Here the gear shifts from Sillitoe to Easton Ellis. Our heroine plumps to call herself Crystalline, and soon she is getting high on yachts and delivering insouciant headbutts ("Blood shot from his nose. He looked in absolute shock [sic]. Then I walked out."). When she arrives in LA, grammar dissolves completely, as is traditional. With Crystalline now in dire need of a fairy godmother, Jackie Collins makes her entrance. Her guest cameo is as camp as panto; a hilarious little interlude.

By now, this Bildungsroman is feeling exhilaratingly out-of-control. The depth of field veers wildly, from macro to micro. Important scenes flash by while others are garlanded with vivid poetics. When Jackie Collins scolds it is "like being hit with a rose".

Cartwright is an intoxicating writer, with a god-given gift for metaphor, but he still reads more like a playwright than a novelist, all ears for language and no eyes. Many sentences hinge awkwardly round a comma. Once or twice, he falls back on long speeches to propel the action, more in the manner of a Greek tragedian than a novelist.

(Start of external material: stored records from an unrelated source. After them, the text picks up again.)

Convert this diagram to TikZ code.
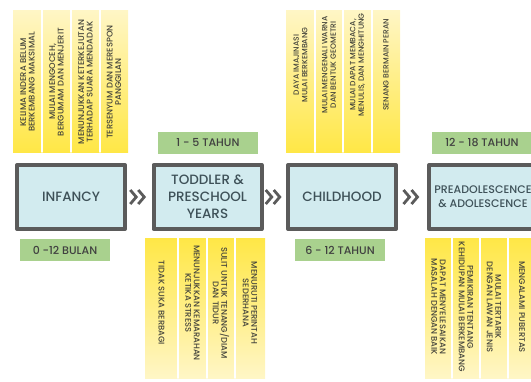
\documentclass[tikz,border=0pt]{standalone}
\usepackage{fontspec}
\setmainfont{Poppins}[UprightFont={* Medium}]
\usetikzlibrary{calc}
\definecolor{boxfill}{HTML}{D2EBEF}
\definecolor{boxline}{HTML}{5B5B5B}
\definecolor{boxtext}{HTML}{3E5158}
\definecolor{agegreen}{HTML}{A9D18E}
\definecolor{yelstrong}{HTML}{FFE746}
\definecolor{yelpale}{HTML}{FFF6C6}
\definecolor{notetext}{HTML}{45453C}
\begin{document}
\begin{tikzpicture}[x=1pt, y=-1pt, line join=round, line cap=round,
	stage/.style={draw=boxline, line width=4pt, fill=boxfill, text=boxtext, minimum width=108pt, minimum height=64pt, align=center, inner sep=0pt, font=\fontsize{13.5}{17}\selectfont},
	age/.style={fill=agegreen, text=black!75, minimum height=22pt, inner sep=0pt, font=\fontsize{11}{12}\selectfont},
	note/.style={text=notetext, align=center, inner sep=0pt, font=\fontsize{8.3}{8.6}\selectfont},
	chev/.style={draw=boxline, line width=2.8pt, line cap=butt, line join=miter},
	sep/.style={white, line width=1.5pt}]
	\useasboundingbox (0,0) rectangle (531,381);
	\clip (0,0) rectangle (531,381);
	\shade[top color=yelpale, middle color=yelstrong, bottom color=yelstrong] (13,10) rectangle (128,152);
	\shade[top color=yelpale, middle color=yelstrong, bottom color=yelstrong] (286,10) rectangle (400,152);
	\shade[top color=yelstrong, middle color=yelstrong, bottom color=yelpale] (145,238) rectangle (265,378);
	\shade[top color=yelstrong, middle color=yelstrong, bottom color=yelpale] (425,238) rectangle (545,378);
	\foreach \x in {42,71,100,315,343,372}{\draw[sep] (\x,10)--(\x,152);}
	\foreach \x in {178,207,235,452,480,508}{\draw[sep] (\x,238)--(\x,378);}
	\node[stage] (inf) at (71,197) {INFANCY};
	\node[stage] (tod) at (207.5,197) {TODDLER \&\\PRESCHOOL\\YEARS};
	\node[stage] (chi) at (342,197) {CHILDHOOD};
	\node[stage, font=\fontsize{11}{14}\selectfont] (pre) at (483,197) {PREADOLESCENCE\\\& ADOLESCENCE};
	\node[age, minimum width=90pt] (a-inf) at (65,250) {0 -12 BULAN};
	\node[age, minimum width=100pt] (a-tod) at (208,143) {1 - 5 TAHUN};
	\node[age, minimum width=90pt] (a-chi) at (340,250) {6 - 12 TAHUN};
	\node[age, minimum width=100pt] (a-pre) at (482,143) {12 - 18 TAHUN};
	\foreach \a/\b in {inf/tod,tod/chi,chi/pre}{
		\coordinate (m) at ($(\a.east)!.5!(\b.west)$);
		\draw[chev] ($(m)+(-9,-7)$)--++(6,7)--++(-6,7);
		\draw[chev] ($(m)+(-1,-7)$)--++(6,7)--++(-6,7);
	}
	\foreach \x/\t [count=\i] in {27.5/{KELIMA INDERA BELUM\\BERKEMBANG MAKSIMAL},56.5/{MULAI MENGOCEH,\\BERGUMAM DAN MENJERIT},85.5/{MENUNJUKKAN KETERKEJUTAN\\TERHADAP SUARA MENDADAK},114/{TERSENYUM DAN MERESPON\\PANGGILAN}}
		{\node[note, rotate=90] (n-inf\i) at (\x,82) {\t};}
	\foreach \x/\t [count=\i] in {300.5/{DAYA IMAJINASI\\MULAI BERKEMBANG},329/{MULAI MENGENALI WARNA\\DAN BENTUK GEOMETRI},357.5/{MULAI DAPAT MEMBACA,\\MENULIS, DAN MENGHITUNG},386/{SENANG BERMAIN PERAN}}
		{\node[note, rotate=90, font=\fontsize{7.6}{8.4}\selectfont] (n-chi\i) at (\x,65) {\t};}
	\foreach \x/\t [count=\i] in {161.5/{TIDAK SUKA BERBAGI},192.5/{MENUNJUKKAN KEMARAHAN\\KETIKA STRESS},221/{SULIT UNTUK TENANG/DIAM\\DAN TIDUR},250/{MENURUTI PERINTAH\\SEDERHANA}}
		{\node[note, rotate=-90] (n-tod\i) at (\x,303) {\t};}
	\foreach \x/\t [count=\i] in {438.5/{DAPAT MENYELESAIKAN\\MASALAH DENGAN BAIK},466/{PEMIKIRAN TENTANG\\KEHIDUPAN MULAI BERKEMBANG},494/{MULAI TERTARIK\\DENGAN LAWAN JENIS},522/{MENGALAMI PUBERTAS}}
		{\node[note, rotate=-90] (n-pre\i) at (\x,307) {\t};}
\end{tikzpicture}
\end{document}
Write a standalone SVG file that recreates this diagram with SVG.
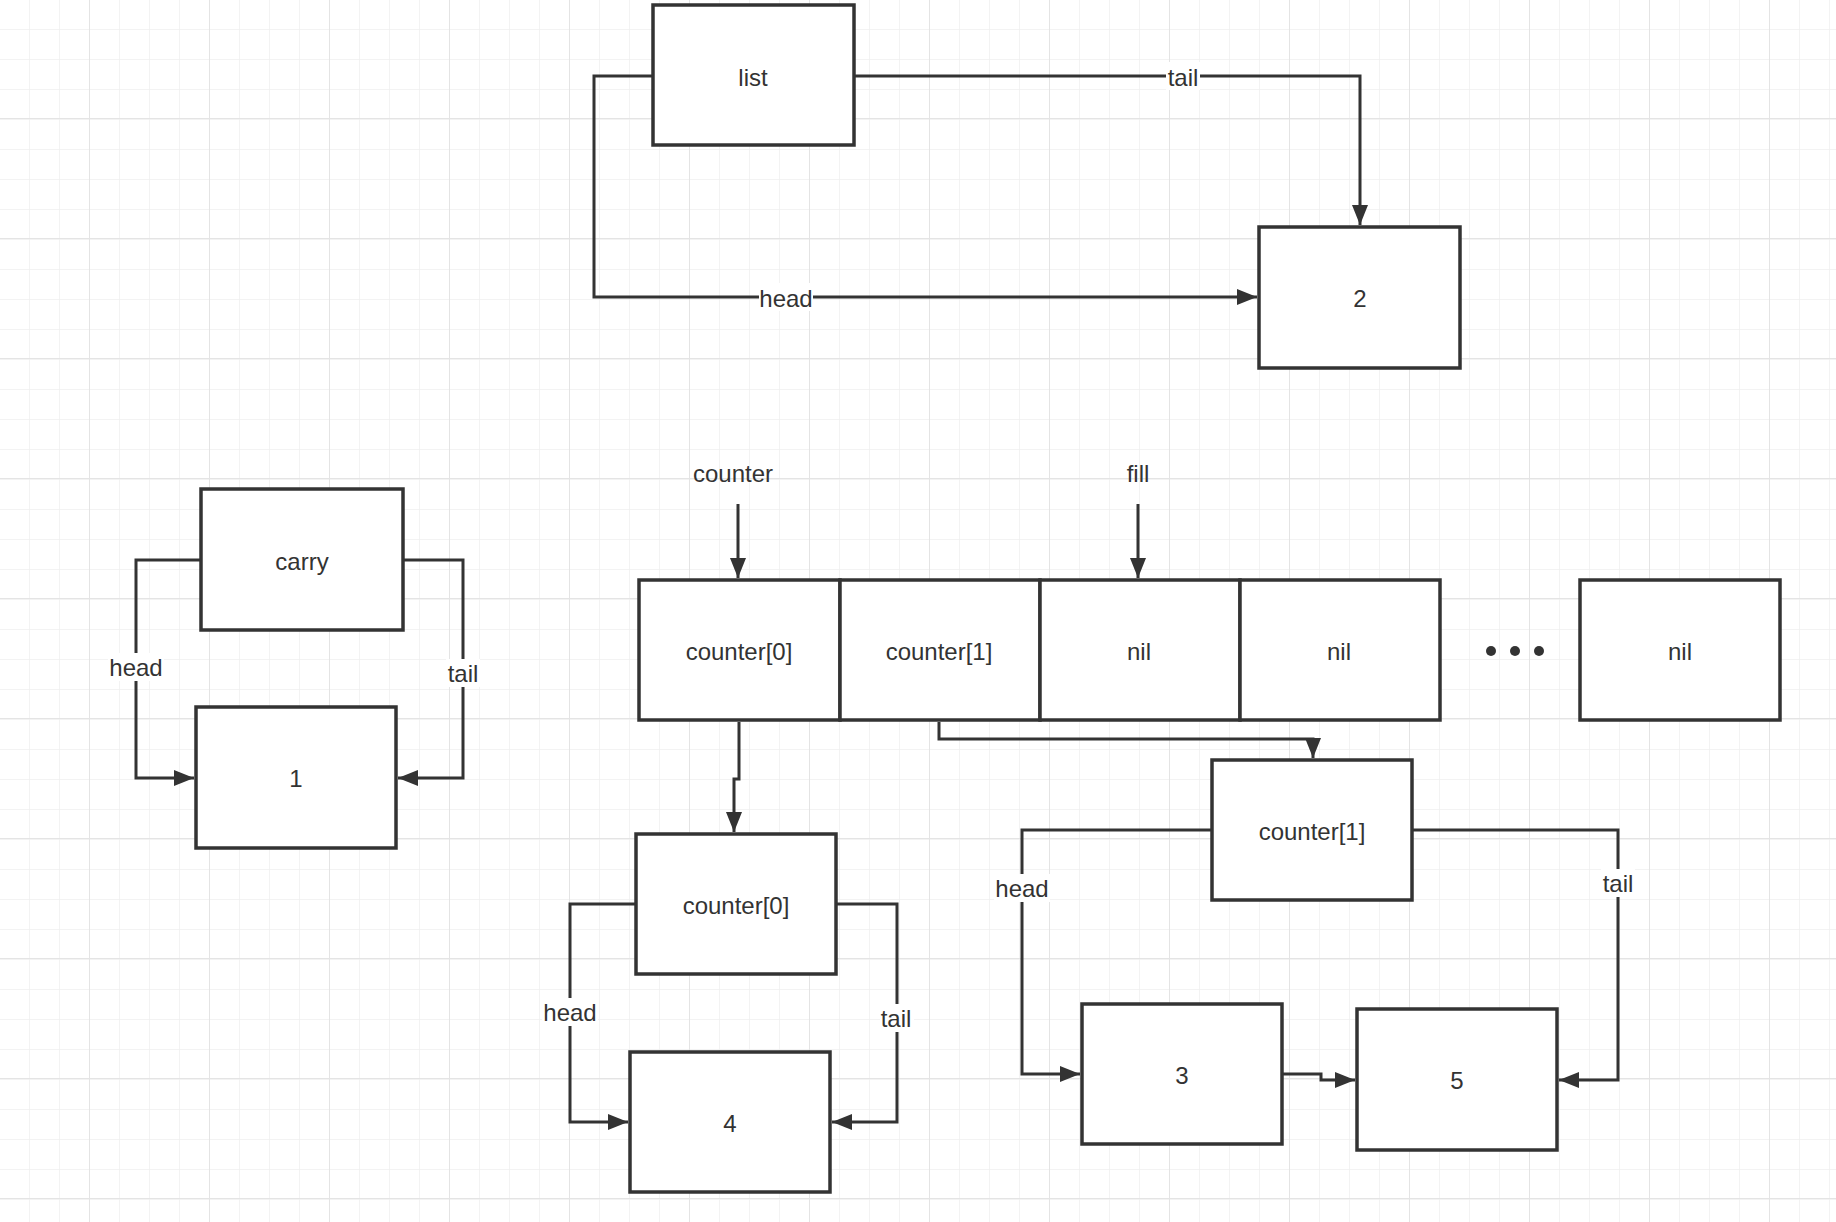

The third part, set after Linda's riches have reverted to rags, is the most original and satisfying section. Cartwright is a mature fabulist, with a real commitment to working out what happens next. You read with wonder and delight as the heroine finally comes into her own and the book does too, reaching a new level of clarity and exuberance as Linda/Crystalline, working under the direction of a dead friend's unfinished self-help manuscript (as you do), starts a modelling agency for homeless people, "Urchins". They undermine the fashion industry from within: "It was like the death of the pose".

It's unbelievable, right? But the fairy-tale teller's job is to make us believe the unbelievable, and here we do – at any rate, until the book ends and the spell breaks. It won't linger in most brains for long, but it might have a life-changing effect on a teen.